By BRUCE DENNILL
When, and under what circumstances, did the idea for your latest book come to you?
I was fortunate to secure employment with the Yellowstone Park Company during the summer of 1977. It was an ideal job for a college student. I was initially hired as a dock helper in Bridge Bay Marina, but I was selected to give tours while driving a 50-passenger boat on Yellowstone Lake. On my ‘off days,’ I hitchhiked around the park and explored the remote backcountry. It didn’t take long to fall in love with this mystical, magical place. It is a land of geysers and grizzlies. A land of wolves and waterfalls. A land of hot springs and very cold lakes. The Crow Indians referred to this region of hydrothermal activity as “The Land of Burning Ground”. As a young tour guide, I learned about the history of the park’s founding. I knew I wanted to write a story that incorporated my contemporary experiences in Yellowstone with the seminal events and people who contributed to its creation. I wanted to highlight how people can overcome handicaps and be successful. Some attributes and experiences of the protagonist Graham reflect my own. I am profoundly deaf in one ear. When he travels back in time to the nineteenth century, Graham is ‘blessed’ with perfect hearing – something I have never experienced, but I imagine would be wonderful. I also wanted to realistically portray the ‘dark side’ of western expansion. You can’t gloss over the ill treatment of the US government on Native American tribes. All tribes were forced onto reservations. Their lives and livelihoods were destroyed by the slaughter of the bison herds. Sadly, the lieutenant who led the cavalry unit that escorted the Hayden Expedition through the Yellowstone wilderness had participated in the massacre of many Blackfoot women and children on the Marias River. Life went on after that summer of ‘77. Decades passed. But I carried a love of Yellowstone with me. It only took 44 years to start writing!
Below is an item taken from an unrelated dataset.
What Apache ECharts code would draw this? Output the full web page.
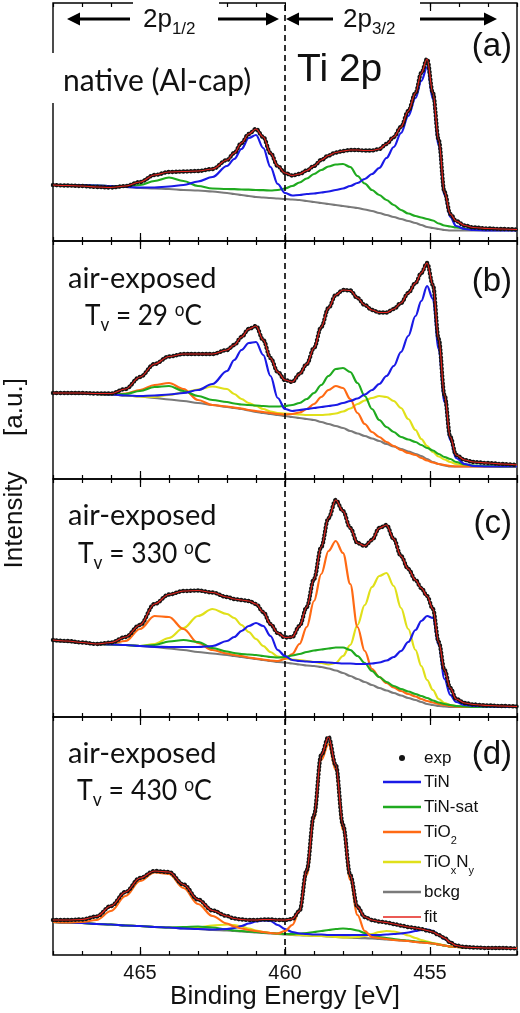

How did you conduct your research or other preparation before writing – was it more experiential or more academic or desk-based?
It was a combination of my personal experience as a tour guide and a good deal of research. I take great pride in the accuracy of the dates, locations, descriptions of thermal features, clothing, lifestyles, firearms, slang, and personalities of the Hayden Survey team of 1871 described in the book. Many of these details were made possible because some expedition members kept a diary while they traveled through the park for 38 days. The survey leader, Ferdinand Hayden, filed an extensive report for Congress and is available in the National Archives. Thus, I was able to place my protagonist among these explorers and imagined conversations and events that may have occurred. It was a joy to have my protagonist interact with two expedition members who would become famous for their contributions. William Henry Jackson’s photographs and Thomas Moran’s paintings “sealed the deal” for Congress to set aside this region as a national park the following year (1872). It took eight months of research before I wrote my first words.
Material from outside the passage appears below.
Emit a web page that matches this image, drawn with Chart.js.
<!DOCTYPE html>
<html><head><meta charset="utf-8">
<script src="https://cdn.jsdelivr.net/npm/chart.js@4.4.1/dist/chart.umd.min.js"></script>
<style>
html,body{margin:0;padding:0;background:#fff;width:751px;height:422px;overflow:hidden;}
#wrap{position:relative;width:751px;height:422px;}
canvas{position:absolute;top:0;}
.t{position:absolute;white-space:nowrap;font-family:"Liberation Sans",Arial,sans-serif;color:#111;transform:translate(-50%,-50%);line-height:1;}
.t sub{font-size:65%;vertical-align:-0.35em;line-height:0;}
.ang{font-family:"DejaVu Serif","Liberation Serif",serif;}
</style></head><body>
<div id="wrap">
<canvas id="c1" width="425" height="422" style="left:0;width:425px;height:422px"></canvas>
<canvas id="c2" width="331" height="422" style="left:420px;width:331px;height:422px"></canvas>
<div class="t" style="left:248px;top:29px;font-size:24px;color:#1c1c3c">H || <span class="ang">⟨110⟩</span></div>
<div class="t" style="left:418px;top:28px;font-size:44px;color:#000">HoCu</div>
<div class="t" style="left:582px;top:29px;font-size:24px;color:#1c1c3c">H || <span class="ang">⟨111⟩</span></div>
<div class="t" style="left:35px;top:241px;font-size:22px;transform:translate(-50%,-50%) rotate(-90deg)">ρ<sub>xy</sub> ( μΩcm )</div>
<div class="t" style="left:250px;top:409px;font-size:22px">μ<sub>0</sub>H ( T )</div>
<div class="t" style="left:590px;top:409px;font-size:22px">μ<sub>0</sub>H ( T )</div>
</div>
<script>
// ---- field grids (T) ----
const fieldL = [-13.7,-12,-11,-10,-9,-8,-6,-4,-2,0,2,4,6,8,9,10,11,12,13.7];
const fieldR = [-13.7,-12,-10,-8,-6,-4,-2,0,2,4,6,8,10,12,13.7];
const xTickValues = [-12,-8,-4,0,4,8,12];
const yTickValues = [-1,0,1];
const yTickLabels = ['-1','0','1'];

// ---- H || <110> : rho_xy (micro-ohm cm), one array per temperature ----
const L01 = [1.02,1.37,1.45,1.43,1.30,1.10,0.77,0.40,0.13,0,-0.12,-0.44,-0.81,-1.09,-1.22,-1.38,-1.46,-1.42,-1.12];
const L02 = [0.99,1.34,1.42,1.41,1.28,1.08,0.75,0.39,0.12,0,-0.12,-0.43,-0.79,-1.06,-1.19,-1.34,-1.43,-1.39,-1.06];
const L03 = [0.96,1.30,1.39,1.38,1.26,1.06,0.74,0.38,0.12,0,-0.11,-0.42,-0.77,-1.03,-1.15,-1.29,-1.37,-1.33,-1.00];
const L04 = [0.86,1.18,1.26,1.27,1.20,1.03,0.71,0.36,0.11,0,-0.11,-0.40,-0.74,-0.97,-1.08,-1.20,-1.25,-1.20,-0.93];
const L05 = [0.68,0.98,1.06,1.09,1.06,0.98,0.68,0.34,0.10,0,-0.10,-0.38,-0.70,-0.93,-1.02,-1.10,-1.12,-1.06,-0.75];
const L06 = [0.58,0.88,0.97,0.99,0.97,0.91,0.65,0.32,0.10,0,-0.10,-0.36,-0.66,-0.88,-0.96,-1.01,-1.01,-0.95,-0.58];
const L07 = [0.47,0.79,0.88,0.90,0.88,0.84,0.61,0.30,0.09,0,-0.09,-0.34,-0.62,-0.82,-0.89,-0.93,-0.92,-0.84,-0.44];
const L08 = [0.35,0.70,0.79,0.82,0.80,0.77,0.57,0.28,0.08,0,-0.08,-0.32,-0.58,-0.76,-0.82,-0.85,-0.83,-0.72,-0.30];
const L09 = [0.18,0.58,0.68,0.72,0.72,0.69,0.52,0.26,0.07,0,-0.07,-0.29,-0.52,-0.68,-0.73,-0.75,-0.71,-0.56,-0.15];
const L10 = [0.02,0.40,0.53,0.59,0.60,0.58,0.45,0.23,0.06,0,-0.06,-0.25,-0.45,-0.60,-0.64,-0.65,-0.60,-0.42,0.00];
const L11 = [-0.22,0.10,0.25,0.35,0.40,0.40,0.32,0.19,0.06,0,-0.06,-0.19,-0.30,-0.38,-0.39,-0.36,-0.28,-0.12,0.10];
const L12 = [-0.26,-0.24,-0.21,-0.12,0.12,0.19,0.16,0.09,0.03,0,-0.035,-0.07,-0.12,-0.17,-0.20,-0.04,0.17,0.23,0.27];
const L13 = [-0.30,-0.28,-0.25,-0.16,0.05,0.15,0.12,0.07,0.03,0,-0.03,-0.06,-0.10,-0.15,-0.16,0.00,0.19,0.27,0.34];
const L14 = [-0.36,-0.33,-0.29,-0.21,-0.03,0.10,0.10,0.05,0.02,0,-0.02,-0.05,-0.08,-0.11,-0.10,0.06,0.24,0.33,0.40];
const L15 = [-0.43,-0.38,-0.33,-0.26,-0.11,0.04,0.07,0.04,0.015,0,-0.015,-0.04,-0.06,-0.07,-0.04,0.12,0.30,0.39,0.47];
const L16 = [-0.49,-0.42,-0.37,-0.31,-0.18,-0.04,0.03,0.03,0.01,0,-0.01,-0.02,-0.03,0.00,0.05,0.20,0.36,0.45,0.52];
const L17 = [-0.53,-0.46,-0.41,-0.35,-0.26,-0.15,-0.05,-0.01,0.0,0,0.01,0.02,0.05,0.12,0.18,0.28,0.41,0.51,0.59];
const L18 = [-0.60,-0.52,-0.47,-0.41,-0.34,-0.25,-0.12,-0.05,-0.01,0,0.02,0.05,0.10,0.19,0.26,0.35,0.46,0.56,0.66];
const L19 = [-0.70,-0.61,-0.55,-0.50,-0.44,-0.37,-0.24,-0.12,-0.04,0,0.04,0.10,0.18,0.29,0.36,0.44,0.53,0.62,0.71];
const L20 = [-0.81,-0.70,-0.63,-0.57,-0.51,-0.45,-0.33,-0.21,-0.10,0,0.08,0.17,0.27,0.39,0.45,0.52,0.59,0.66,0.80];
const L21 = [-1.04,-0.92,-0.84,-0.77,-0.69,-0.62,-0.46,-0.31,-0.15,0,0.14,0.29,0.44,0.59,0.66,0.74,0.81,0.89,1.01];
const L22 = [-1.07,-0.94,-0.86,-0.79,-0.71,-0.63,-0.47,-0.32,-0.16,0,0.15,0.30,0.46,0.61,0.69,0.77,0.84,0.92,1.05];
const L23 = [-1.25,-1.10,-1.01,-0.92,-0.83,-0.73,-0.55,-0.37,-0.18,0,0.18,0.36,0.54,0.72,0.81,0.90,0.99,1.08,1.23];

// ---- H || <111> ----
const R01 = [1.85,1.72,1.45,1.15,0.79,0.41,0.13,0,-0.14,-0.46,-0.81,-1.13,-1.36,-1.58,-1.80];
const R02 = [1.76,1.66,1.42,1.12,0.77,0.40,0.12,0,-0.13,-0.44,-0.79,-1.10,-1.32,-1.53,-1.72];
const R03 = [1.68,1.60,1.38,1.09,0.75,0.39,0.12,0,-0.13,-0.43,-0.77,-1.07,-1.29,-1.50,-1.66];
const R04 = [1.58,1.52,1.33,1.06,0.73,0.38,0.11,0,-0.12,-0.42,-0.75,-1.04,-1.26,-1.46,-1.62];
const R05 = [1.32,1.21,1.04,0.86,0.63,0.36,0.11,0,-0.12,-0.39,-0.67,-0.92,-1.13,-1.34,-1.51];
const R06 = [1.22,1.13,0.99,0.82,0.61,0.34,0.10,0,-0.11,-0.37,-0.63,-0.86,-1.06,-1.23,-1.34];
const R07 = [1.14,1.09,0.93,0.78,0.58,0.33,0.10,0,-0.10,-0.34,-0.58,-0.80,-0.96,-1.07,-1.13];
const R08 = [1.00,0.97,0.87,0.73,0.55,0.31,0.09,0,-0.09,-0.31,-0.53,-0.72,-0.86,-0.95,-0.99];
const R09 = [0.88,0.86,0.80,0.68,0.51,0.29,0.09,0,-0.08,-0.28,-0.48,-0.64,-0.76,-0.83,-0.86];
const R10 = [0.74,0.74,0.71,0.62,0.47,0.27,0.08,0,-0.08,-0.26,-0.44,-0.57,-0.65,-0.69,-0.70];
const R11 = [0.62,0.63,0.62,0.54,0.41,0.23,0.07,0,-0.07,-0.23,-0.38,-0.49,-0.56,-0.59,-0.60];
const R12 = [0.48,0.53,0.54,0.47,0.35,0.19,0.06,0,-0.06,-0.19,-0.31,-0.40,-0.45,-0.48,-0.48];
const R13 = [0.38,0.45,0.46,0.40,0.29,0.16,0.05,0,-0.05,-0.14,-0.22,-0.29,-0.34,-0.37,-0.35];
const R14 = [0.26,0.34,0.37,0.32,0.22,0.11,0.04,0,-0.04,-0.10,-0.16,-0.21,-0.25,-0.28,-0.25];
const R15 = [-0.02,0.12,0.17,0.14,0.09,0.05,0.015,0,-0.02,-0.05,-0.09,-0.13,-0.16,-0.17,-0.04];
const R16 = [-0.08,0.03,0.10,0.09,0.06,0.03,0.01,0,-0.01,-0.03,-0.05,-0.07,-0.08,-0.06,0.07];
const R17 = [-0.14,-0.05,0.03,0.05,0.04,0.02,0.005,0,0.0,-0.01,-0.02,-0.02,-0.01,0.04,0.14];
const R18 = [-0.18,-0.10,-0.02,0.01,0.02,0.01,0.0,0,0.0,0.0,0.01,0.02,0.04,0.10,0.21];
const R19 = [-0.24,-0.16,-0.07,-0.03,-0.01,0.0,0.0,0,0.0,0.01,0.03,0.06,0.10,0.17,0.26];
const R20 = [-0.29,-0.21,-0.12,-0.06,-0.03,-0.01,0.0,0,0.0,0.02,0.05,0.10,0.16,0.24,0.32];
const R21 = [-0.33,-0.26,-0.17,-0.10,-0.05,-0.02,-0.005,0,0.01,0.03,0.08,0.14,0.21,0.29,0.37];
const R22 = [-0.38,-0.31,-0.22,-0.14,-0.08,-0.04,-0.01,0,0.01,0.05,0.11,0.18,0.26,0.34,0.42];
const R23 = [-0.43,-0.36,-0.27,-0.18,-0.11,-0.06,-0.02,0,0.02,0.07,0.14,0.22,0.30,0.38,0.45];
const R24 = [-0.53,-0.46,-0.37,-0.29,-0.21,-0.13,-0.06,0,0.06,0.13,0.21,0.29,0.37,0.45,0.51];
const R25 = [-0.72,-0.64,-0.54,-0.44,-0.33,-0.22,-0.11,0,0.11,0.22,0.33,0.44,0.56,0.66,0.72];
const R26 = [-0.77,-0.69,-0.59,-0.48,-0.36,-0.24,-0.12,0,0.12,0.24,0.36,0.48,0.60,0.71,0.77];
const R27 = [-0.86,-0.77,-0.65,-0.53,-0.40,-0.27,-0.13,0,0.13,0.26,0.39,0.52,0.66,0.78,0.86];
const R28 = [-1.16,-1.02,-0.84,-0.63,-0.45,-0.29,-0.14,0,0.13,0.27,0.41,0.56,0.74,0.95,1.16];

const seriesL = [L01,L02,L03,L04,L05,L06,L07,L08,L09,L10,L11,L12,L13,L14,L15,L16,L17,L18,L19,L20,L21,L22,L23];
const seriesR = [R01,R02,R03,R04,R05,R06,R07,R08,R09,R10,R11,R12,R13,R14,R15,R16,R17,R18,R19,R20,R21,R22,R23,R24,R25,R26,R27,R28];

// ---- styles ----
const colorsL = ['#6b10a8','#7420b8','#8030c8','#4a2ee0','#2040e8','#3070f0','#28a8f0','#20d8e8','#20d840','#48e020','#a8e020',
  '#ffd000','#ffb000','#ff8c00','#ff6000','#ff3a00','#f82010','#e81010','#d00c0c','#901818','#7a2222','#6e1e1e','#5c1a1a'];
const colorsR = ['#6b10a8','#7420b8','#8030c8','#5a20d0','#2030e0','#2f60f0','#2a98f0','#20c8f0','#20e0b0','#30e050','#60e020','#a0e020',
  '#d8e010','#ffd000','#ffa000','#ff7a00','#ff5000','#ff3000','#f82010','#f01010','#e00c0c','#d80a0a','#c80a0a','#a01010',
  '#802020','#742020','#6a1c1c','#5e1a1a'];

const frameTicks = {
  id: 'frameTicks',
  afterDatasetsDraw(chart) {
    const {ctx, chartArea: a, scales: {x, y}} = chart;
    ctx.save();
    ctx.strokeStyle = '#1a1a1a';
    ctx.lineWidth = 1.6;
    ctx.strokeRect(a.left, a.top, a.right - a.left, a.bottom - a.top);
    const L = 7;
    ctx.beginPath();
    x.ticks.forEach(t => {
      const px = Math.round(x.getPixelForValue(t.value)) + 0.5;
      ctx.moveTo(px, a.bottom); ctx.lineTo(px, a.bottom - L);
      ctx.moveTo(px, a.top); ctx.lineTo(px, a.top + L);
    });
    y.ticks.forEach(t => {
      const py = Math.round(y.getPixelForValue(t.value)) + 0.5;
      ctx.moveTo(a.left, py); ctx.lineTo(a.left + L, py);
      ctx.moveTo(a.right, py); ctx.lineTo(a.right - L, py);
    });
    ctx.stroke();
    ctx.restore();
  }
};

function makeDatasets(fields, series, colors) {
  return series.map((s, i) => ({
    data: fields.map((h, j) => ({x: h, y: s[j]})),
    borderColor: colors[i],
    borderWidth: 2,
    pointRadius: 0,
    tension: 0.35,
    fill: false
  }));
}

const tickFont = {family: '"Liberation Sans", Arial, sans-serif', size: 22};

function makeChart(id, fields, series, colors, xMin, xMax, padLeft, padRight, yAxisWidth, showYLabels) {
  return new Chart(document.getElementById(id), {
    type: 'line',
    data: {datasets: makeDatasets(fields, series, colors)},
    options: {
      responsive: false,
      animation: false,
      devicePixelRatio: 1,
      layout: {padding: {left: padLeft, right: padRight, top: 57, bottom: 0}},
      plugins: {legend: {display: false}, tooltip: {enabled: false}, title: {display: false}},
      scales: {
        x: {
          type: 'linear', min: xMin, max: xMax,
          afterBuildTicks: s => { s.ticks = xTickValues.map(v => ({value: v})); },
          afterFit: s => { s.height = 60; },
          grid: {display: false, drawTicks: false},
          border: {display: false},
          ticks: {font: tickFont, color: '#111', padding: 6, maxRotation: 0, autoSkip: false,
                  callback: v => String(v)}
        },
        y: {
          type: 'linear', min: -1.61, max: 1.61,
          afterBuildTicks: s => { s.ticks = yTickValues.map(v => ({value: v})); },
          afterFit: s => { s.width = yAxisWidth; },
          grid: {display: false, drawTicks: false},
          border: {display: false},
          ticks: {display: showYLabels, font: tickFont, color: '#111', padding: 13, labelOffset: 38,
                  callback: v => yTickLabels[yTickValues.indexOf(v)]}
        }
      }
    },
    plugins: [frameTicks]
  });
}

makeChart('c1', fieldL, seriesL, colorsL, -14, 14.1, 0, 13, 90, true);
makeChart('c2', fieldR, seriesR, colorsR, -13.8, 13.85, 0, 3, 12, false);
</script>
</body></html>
When considering influence, do you find yourself wanting to write like someone (in terms of their style, tone or use of language), or aiming for a kind of perspective or storytelling approach you admire or enjoy?
One of the most impactful novels in terms of style was Killer Angels by Michael Shaara. The 1975 Pulitzer Prize-winning novelist wrote about the battle of Gettysburg using storytelling. Rather than write in entirely third person, Shaara used historical research as a foundation for imagining dialogue among the battle’s key participants. As a result, he made history come alive! After Michael passed away in 1988, his son Jeff picked up the mantle and has used his father’s writing style in telling the story of other battles – not only in the Civil War but also WWII. My goal was to use a similar approach: start with sound research. Then bring the events and characters (and therefore history) alive through imagined interactions, thoughts, and conversations.
What’s in your to-read pile?
The Girl with Seven Names: Escape from North Korea by Hyeonseo Lee, Thunder in the Mountains: Chief Joseph, Oliver Otis Howard, and the Nez Perce War by Daniel J Sharfstein and The Eagle’s Claw: A Novel of the Battle of Midway by Jeff Shaara.
Do you have a favourite character that you have created? Or if you’re writing non-fiction, do you have a specific topic that you find endlessly fascinating?
Rides Alone, the Crow warrior who was initially an enemy (but later an ally) to Graham in Burning Ground, was a fascinating character to bring to life. He was the 19th Century equivalent of Redfield, Graham’s mentor in the 20th Century before he traveled back in time. Burning Ground is dedicated to Redfield, a Crow Indian I met while a teen in Pennsylvania. He was a remarkably wise and kind man who had an outsized influence on my life. Indeed, the personal relationship between Redfield and Graham (sans the time travel) reflects the memories of my teen years working on the fruit farm with a man I admired greatly.